___ DATA ENTRIES ___
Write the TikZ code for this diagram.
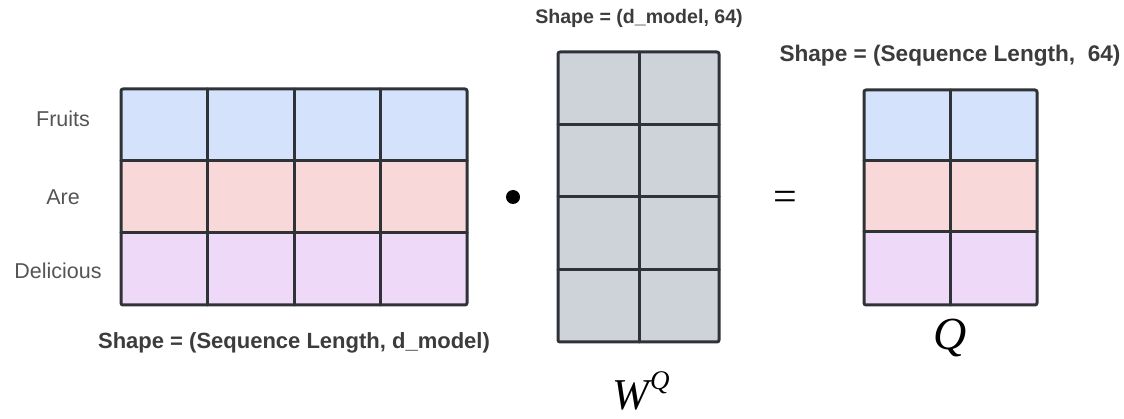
\documentclass[tikz,border=0pt]{standalone}
\usepackage{fontspec}
\setmainfont{Liberation Serif}
\setsansfont{Liberation Sans}

\definecolor{rowblue}{HTML}{D4E3FB}
\definecolor{rowpink}{HTML}{F8D8D8}
\definecolor{rowlilac}{HTML}{EFD9F8}
\definecolor{wgray}{HTML}{CED3DA}
\definecolor{gridline}{HTML}{2F3338}
\definecolor{labelgray}{HTML}{555555}
\definecolor{shapegray}{HTML}{3C3C3C}

\tikzset{
  cell/.style={line width=3pt, draw=gridline, line cap=round, line join=round},
  rowlabel/.style={font=\sffamily\fontsize{21.5}{24}\selectfont, text=labelgray},
  shapelabel/.style={font=\sffamily\bfseries\fontsize{22}{26}\selectfont, text=shapegray},
}

\begin{document}
\begin{tikzpicture}[x=1pt,y=-1pt]
\useasboundingbox (0,0) rectangle (1124,419);

% embeddings: 3 x 4
\fill[rowblue]  (121,89)  rectangle (467,161);
\fill[rowpink]  (121,161) rectangle (467,233);
\fill[rowlilac] (121,233) rectangle (467,305);
\foreach \k in {1,2,3}
  \draw[cell] (121+86.5*\k,89) -- (121+86.5*\k,305);
\foreach \k in {161,233}
  \draw[cell] (121,\k) -- (467,\k);
\draw[cell,rounded corners=2pt] (121,89) rectangle (467,305);

\node[rowlabel] (fruits) at (63,119) {Fruits};
\node[rowlabel] (are) at (63,197) {Are};
\node[rowlabel] (delicious) at (58,271) {Delicious};
\node[shapelabel] (xshape) at (294,343) {Shape = (Sequence Length, d\_model)};

% product sign
\fill[black] (513,197) circle (7);
\node (dot) at (513,197) {};

% weights W^Q: 4 x 2
\fill[wgray] (558,52) rectangle (719,342);
\draw[cell] (639,52) -- (639,342);
\foreach \k in {124.5,197,269.5}
  \draw[cell] (558,\k) -- (719,\k);
\draw[cell,rounded corners=2pt] (558,52) rectangle (719,342);

\node[shapelabel,font=\sffamily\bfseries\fontsize{19.6}{24}\selectfont] (wshape) at (639,18) {Shape = (d\_model, 64)};
\node[font=\fontsize{44}{48}\selectfont\itshape,inner sep=0pt] (wq) at (641,391)
  {W\kern1pt\raisebox{0.45em}{\fontsize{27}{30}\selectfont Q}};

% equals
\node[font=\fontsize{42}{46}\selectfont] (eq) at (785,201) {=};

% result Q: 3 x 2
\fill[rowblue]  (864,90)  rectangle (1037,161);
\fill[rowpink]  (864,161) rectangle (1037,232);
\fill[rowlilac] (864,232) rectangle (1037,305);
\draw[cell] (950,90) -- (950,305);
\foreach \k in {161,232}
  \draw[cell] (864,\k) -- (1037,\k);
\draw[cell,rounded corners=2pt] (864,90) rectangle (1037,305);

\node[shapelabel,font=\sffamily\bfseries\fontsize{22.6}{26}\selectfont] (qshape) at (950,56) {Shape = (Sequence Length,~~64)};
\node[font=\fontsize{46}{50}\selectfont\itshape] (q) at (950,338) {Q};
\end{tikzpicture}
\end{document}
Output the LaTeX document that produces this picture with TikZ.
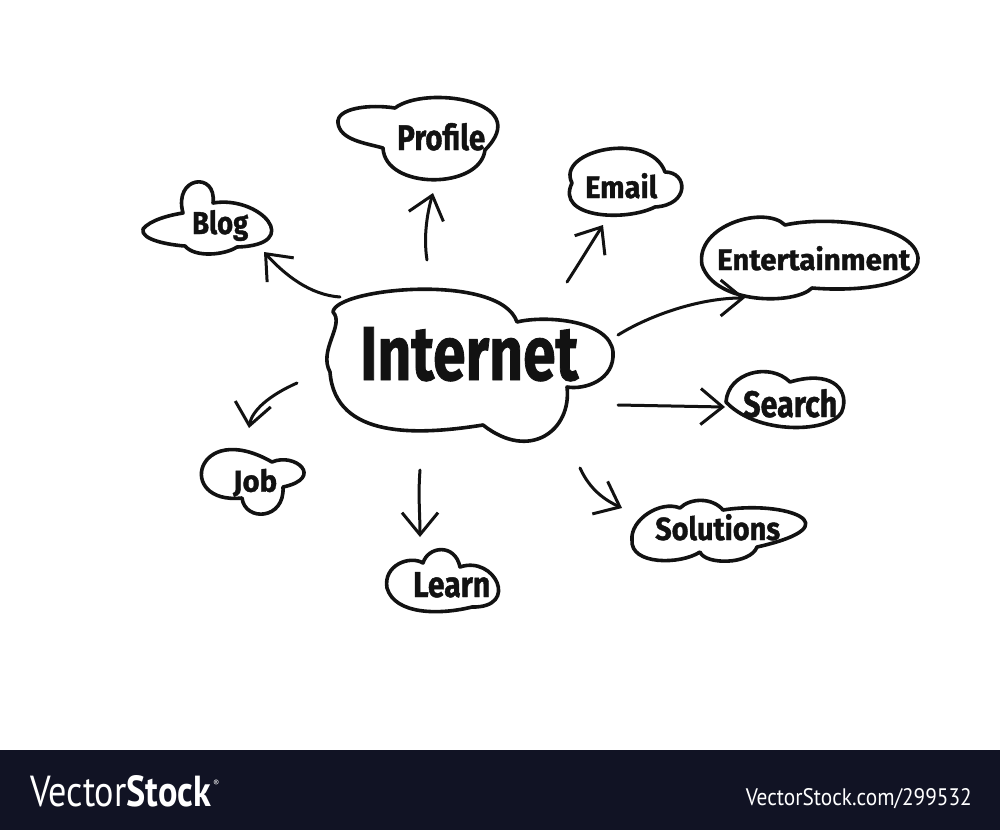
\documentclass[tikz,border=0pt]{standalone}
\usepackage{graphicx}
\usepackage{fontspec}
\usetikzlibrary{arrows.meta}
\newfontfamily\cloudfont{Fira Sans}[BoldFeatures={FakeBold=1.2}]
\newfontfamily\bannerfont{PT Sans}
\definecolor{bannerbg}{RGB}{17,19,36}
\definecolor{ink}{RGB}{18,18,18}
\newcommand\fitText[3]{\resizebox{#1pt}{#2pt}{#3}}
\newcommand\fitTextAll[3]{\resizebox*{#1pt}{#2pt}{#3}}
\begin{document}
\begin{tikzpicture}[x=1pt,y=-1pt,
  cloud/.style={draw=ink,line width=3.6pt,line join=round,line cap=round},
  lbl/.style={anchor=base west,inner sep=0pt,text=ink,font=\cloudfont\bfseries},
  arr/.style={draw=ink,line width=3pt,line cap=round,
    -{Straight Barb[length=22pt,width=36pt,line width=3pt]}}]
\useasboundingbox (0,0) rectangle (1000,830);
\fill[white] (0,0) rectangle (1000,750);
% ---------- clouds ----------
% Internet
\draw[cloud] (333,312) .. controls (335,288) and (500,272) .. (517,322)
 .. controls (545,315) and (610,320) .. (613,352)
 .. controls (615,380) and (585,390) .. (567,387)
 .. controls (572,430) and (530,462) .. (483,425)
 .. controls (420,435) and (335,440) .. (330,372)
 .. controls (318,350) and (345,325) .. cycle;
% Blog
\draw[cloud] (143,229) .. controls (150,220) and (170,215) .. (183,213)
 .. controls (173,176) and (217,171) .. (213,203)
 .. controls (260,195) and (305,245) .. (237,247)
 .. controls (225,255) and (195,258) .. (185,246)
 .. controls (170,245) and (140,240) .. cycle;
% Profile
\draw[cloud] (338,123) .. controls (336,108) and (370,104) .. (395,108)
 .. controls (425,85) and (535,100) .. (485,150)
 .. controls (480,190) and (385,190) .. (383,148)
 .. controls (365,143) and (340,140) .. cycle;
% Email
\draw[cloud] (572,183) .. controls (555,150) and (650,130) .. (665,172)
 .. controls (688,172) and (690,205) .. (655,207)
 .. controls (625,222) and (555,218) .. cycle;
% Entertainment
\draw[cloud] (702,265) .. controls (695,225) and (765,205) .. (785,225)
 .. controls (830,215) and (915,225) .. (918,258)
 .. controls (920,285) and (860,292) .. (812,288)
 .. controls (795,305) and (715,305) .. cycle;
% Search
\draw[cloud] (726,402) .. controls (728,372) and (770,362) .. (790,382)
 .. controls (830,370) and (848,388) .. (843,408)
 .. controls (840,432) and (760,438) .. cycle;
% Job
\draw[cloud] (272,462) .. controls (295,452) and (325,478) .. (283,487)
 .. controls (285,520) and (245,522) .. (242,498)
 .. controls (175,505) and (195,418) .. cycle;
% Learn
\draw[cloud] (423,563) .. controls (428,546) and (455,543) .. (460,567)
 .. controls (495,555) and (520,608) .. (472,607)
 .. controls (440,615) and (395,615) .. (387,588)
 .. controls (383,565) and (410,555) .. cycle;
% Solutions
\draw[cloud] (632,540) .. controls (630,520) and (660,500) .. (680,508)
 .. controls (690,498) and (712,497) .. (723,510)
 .. controls (785,500) and (855,525) .. (757,547)
 .. controls (750,565) and (705,565) .. (700,552)
 .. controls (680,565) and (630,565) .. cycle;
% ---------- labels ----------
\node[lbl] (internet) at (360,380) {\fitText{218}{53}{Internet}};
\node[lbl] (profile) at (397,150) {\fitText{88}{27}{Profile}};
\node[lbl] (blog) at (192,234) {\fitText{56}{24}{Blog}};
\node[lbl] (email) at (585,198) {\fitText{72}{25}{Email}};
\node[lbl] (entertainment) at (717,270) {\fitText{193}{24}{Entertainment}};
\node[lbl] (search) at (743,417) {\fitText{94}{28}{Search}};
\node[lbl,anchor=south west] (job) at (233,497) {\fitTextAll{44}{28}{Job}};
\node[lbl] (learn) at (413,597) {\fitText{77}{25}{Learn}};
\node[lbl] (solutions) at (655,540) {\fitText{125}{26}{Solutions}};
% ---------- arrows ----------
\coordinate (blogS) at (340,297);   \coordinate (blogT) at (264,252);
\coordinate (profS) at (427,260);   \coordinate (profT) at (433,193);
\coordinate (emailS) at (567,282);  \coordinate (emailT) at (603,225);
\coordinate (entS) at (618,335);    \coordinate (entT) at (745,298);
\coordinate (searchS) at (618,405); \coordinate (searchT) at (725,407);
\coordinate (jobS) at (297,383);    \coordinate (jobT) at (249,428);
\coordinate (learnS) at (420,470);  \coordinate (learnT) at (420,537);
\coordinate (solS) at (580,468);    \coordinate (solT) at (622,508);
\draw[arr] (blogS) .. controls (310,295) and (285,275) .. (blogT);
\draw[arr] (profS) .. controls (423,235) and (428,210) .. (profT);
\draw[arr] (emailS) .. controls (580,262) and (592,242) .. (emailT);
\draw[arr] (entS) .. controls (650,315) and (700,298) .. (entT);
\draw[arr] (searchS) -- (searchT);
\draw[arr] (jobS) .. controls (270,395) and (252,410) .. (jobT);
\draw[arr] (learnS) .. controls (418,495) and (420,515) .. (learnT);
\draw[arr] (solS) .. controls (590,490) and (605,500) .. (solT);
% ---------- banner ----------
\fill[bannerbg] (0,750) rectangle (1000,830);
\node[anchor=base west,inner sep=0pt,text=white] (brand) at (30,806)
  {\fitText{181}{31}{{\bannerfont Vector}{\bannerfont\bfseries Stock}}};
\node[anchor=base west,inner sep=0pt,text=white,font=\bannerfont\fontsize{9}{9}\selectfont] (reg) at (213,786) {\textregistered};
\node[anchor=base east,inner sep=0pt,text=white] (url) at (972,805)
  {\fitText{226}{17}{\bannerfont VectorStock.com/299532}};
\end{tikzpicture}
\end{document}
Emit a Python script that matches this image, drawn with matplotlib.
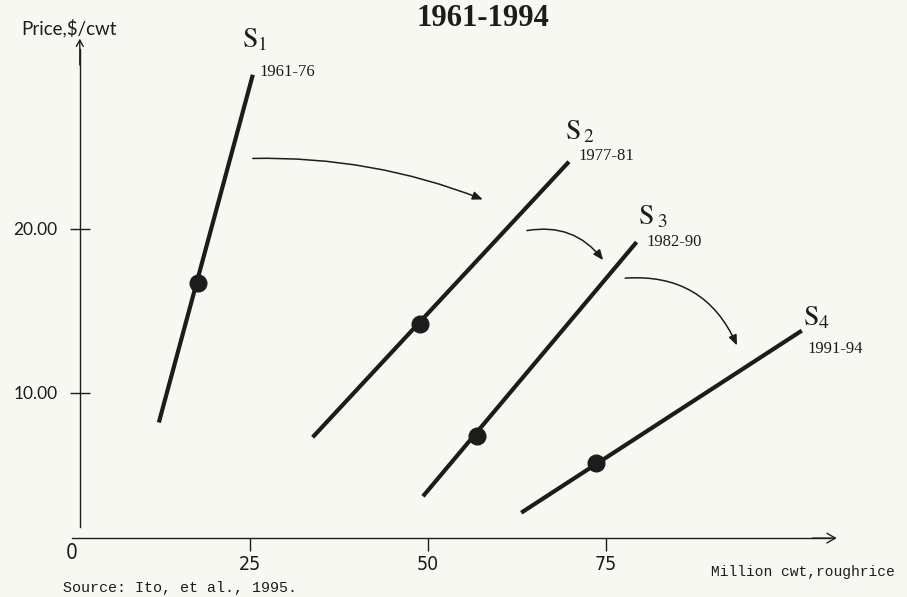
___
Repeat exactly and only the lines from the start of the data above through the line that holds "(121,89) rectangle (467,305);", inclusive. Pictures do not belong in the copy.

REPLY:
Write the TikZ code for this diagram.
\documentclass[tikz,border=0pt]{standalone}
\usepackage{fontspec}
\setmainfont{Liberation Serif}
\setsansfont{Liberation Sans}

\definecolor{rowblue}{HTML}{D4E3FB}
\definecolor{rowpink}{HTML}{F8D8D8}
\definecolor{rowlilac}{HTML}{EFD9F8}
\definecolor{wgray}{HTML}{CED3DA}
\definecolor{gridline}{HTML}{2F3338}
\definecolor{labelgray}{HTML}{555555}
\definecolor{shapegray}{HTML}{3C3C3C}

\tikzset{
  cell/.style={line width=3pt, draw=gridline, line cap=round, line join=round},
  rowlabel/.style={font=\sffamily\fontsize{21.5}{24}\selectfont, text=labelgray},
  shapelabel/.style={font=\sffamily\bfseries\fontsize{22}{26}\selectfont, text=shapegray},
}

\begin{document}
\begin{tikzpicture}[x=1pt,y=-1pt]
\useasboundingbox (0,0) rectangle (1124,419);

% embeddings: 3 x 4
\fill[rowblue]  (121,89)  rectangle (467,161);
\fill[rowpink]  (121,161) rectangle (467,233);
\fill[rowlilac] (121,233) rectangle (467,305);
\foreach \k in {1,2,3}
  \draw[cell] (121+86.5*\k,89) -- (121+86.5*\k,305);
\foreach \k in {161,233}
  \draw[cell] (121,\k) -- (467,\k);
\draw[cell,rounded corners=2pt] (121,89) rectangle (467,305);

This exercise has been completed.